Task prompt
Starting at the first line of the entries, extract each line up to and including the one that contains "color='#f2f4f5', ms=8, mew=0)", but leave out the pictures.

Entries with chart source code
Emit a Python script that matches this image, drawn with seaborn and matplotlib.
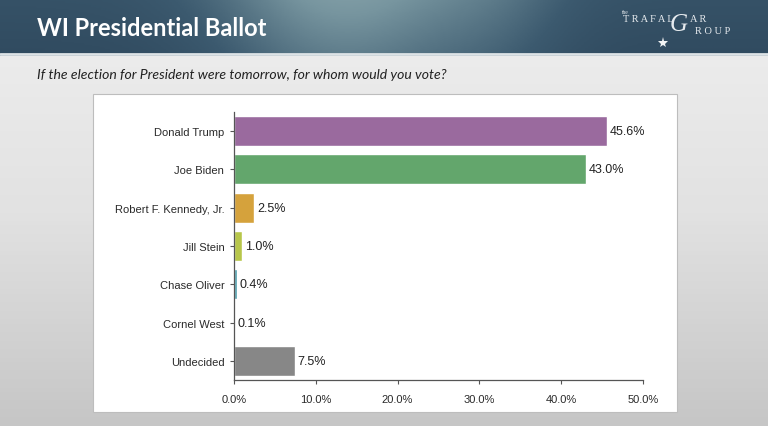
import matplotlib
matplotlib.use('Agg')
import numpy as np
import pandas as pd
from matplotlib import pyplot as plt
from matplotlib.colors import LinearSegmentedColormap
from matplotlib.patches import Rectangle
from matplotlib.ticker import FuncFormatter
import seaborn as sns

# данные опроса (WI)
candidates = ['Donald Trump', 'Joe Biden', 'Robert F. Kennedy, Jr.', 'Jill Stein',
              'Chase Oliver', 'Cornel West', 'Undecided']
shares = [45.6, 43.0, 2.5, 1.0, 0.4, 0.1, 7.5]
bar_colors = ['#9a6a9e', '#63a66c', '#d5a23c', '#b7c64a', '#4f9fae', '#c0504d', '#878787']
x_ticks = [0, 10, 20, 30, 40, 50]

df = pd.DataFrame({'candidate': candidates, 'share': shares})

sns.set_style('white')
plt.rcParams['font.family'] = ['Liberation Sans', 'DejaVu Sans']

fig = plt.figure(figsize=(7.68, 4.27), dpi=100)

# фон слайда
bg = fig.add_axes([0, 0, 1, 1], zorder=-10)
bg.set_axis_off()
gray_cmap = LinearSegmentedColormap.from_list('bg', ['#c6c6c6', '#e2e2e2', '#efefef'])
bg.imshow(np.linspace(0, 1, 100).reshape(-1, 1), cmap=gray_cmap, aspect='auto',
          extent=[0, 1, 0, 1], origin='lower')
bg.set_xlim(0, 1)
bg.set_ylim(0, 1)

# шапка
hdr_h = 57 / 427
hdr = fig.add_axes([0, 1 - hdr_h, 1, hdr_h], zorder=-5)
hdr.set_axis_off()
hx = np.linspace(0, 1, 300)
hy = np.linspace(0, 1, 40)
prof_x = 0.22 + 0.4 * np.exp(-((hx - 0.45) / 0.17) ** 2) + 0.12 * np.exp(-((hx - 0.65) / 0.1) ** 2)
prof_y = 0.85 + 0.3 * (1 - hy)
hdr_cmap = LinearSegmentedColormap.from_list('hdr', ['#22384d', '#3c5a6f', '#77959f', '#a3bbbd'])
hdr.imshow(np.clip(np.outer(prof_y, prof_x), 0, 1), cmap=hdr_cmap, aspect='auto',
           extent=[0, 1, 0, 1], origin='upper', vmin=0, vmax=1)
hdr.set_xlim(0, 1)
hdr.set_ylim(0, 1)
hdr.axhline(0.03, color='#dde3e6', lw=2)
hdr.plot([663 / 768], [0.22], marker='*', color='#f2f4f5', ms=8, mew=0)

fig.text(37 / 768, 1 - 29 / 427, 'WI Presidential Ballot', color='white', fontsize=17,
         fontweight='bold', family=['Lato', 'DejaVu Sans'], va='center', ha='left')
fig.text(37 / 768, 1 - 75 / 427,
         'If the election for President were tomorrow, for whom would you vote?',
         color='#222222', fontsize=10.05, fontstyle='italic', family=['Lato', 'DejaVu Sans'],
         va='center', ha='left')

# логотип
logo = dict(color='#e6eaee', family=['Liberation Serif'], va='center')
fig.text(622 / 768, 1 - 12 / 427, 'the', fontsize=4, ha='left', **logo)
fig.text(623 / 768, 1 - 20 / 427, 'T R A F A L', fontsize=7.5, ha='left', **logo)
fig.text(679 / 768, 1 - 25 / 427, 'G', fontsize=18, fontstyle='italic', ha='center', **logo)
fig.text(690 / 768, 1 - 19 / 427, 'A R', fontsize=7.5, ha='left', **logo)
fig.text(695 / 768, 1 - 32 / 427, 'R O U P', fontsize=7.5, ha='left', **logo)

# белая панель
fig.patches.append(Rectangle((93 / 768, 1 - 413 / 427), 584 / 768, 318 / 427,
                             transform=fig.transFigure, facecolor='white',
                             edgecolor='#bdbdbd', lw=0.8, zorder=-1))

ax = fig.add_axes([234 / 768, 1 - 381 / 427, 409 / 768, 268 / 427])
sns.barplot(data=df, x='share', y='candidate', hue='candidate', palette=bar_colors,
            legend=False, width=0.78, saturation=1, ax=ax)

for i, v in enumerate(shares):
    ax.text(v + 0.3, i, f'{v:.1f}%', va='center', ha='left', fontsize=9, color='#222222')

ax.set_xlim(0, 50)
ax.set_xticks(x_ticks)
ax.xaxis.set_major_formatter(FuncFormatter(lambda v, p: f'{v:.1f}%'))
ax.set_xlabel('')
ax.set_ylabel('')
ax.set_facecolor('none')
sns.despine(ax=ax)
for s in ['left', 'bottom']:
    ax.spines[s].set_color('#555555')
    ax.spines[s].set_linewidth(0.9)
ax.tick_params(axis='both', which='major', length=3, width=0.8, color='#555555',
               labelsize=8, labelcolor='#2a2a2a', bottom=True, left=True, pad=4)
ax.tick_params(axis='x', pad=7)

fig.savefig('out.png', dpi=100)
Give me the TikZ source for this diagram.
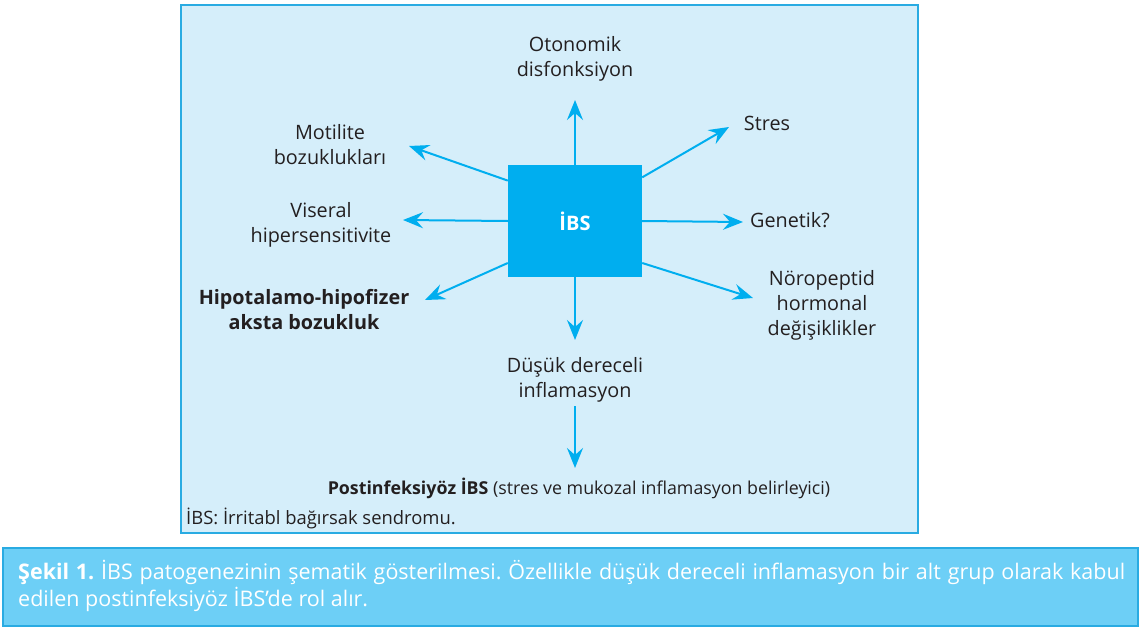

Complete response
Emit a Python script that matches this image, drawn with seaborn and matplotlib.
import matplotlib
matplotlib.use('Agg')
import numpy as np
import pandas as pd
from matplotlib import pyplot as plt
from matplotlib.colors import LinearSegmentedColormap
from matplotlib.patches import Rectangle
from matplotlib.ticker import FuncFormatter
import seaborn as sns

# данные опроса (WI)
candidates = ['Donald Trump', 'Joe Biden', 'Robert F. Kennedy, Jr.', 'Jill Stein',
              'Chase Oliver', 'Cornel West', 'Undecided']
shares = [45.6, 43.0, 2.5, 1.0, 0.4, 0.1, 7.5]
bar_colors = ['#9a6a9e', '#63a66c', '#d5a23c', '#b7c64a', '#4f9fae', '#c0504d', '#878787']
x_ticks = [0, 10, 20, 30, 40, 50]

df = pd.DataFrame({'candidate': candidates, 'share': shares})

sns.set_style('white')
plt.rcParams['font.family'] = ['Liberation Sans', 'DejaVu Sans']

fig = plt.figure(figsize=(7.68, 4.27), dpi=100)

# фон слайда
bg = fig.add_axes([0, 0, 1, 1], zorder=-10)
bg.set_axis_off()
gray_cmap = LinearSegmentedColormap.from_list('bg', ['#c6c6c6', '#e2e2e2', '#efefef'])
bg.imshow(np.linspace(0, 1, 100).reshape(-1, 1), cmap=gray_cmap, aspect='auto',
          extent=[0, 1, 0, 1], origin='lower')
bg.set_xlim(0, 1)
bg.set_ylim(0, 1)

# шапка
hdr_h = 57 / 427
hdr = fig.add_axes([0, 1 - hdr_h, 1, hdr_h], zorder=-5)
hdr.set_axis_off()
hx = np.linspace(0, 1, 300)
hy = np.linspace(0, 1, 40)
prof_x = 0.22 + 0.4 * np.exp(-((hx - 0.45) / 0.17) ** 2) + 0.12 * np.exp(-((hx - 0.65) / 0.1) ** 2)
prof_y = 0.85 + 0.3 * (1 - hy)
hdr_cmap = LinearSegmentedColormap.from_list('hdr', ['#22384d', '#3c5a6f', '#77959f', '#a3bbbd'])
hdr.imshow(np.clip(np.outer(prof_y, prof_x), 0, 1), cmap=hdr_cmap, aspect='auto',
           extent=[0, 1, 0, 1], origin='upper', vmin=0, vmax=1)
hdr.set_xlim(0, 1)
hdr.set_ylim(0, 1)
hdr.axhline(0.03, color='#dde3e6', lw=2)
hdr.plot([663 / 768], [0.22], marker='*', color='#f2f4f5', ms=8, mew=0)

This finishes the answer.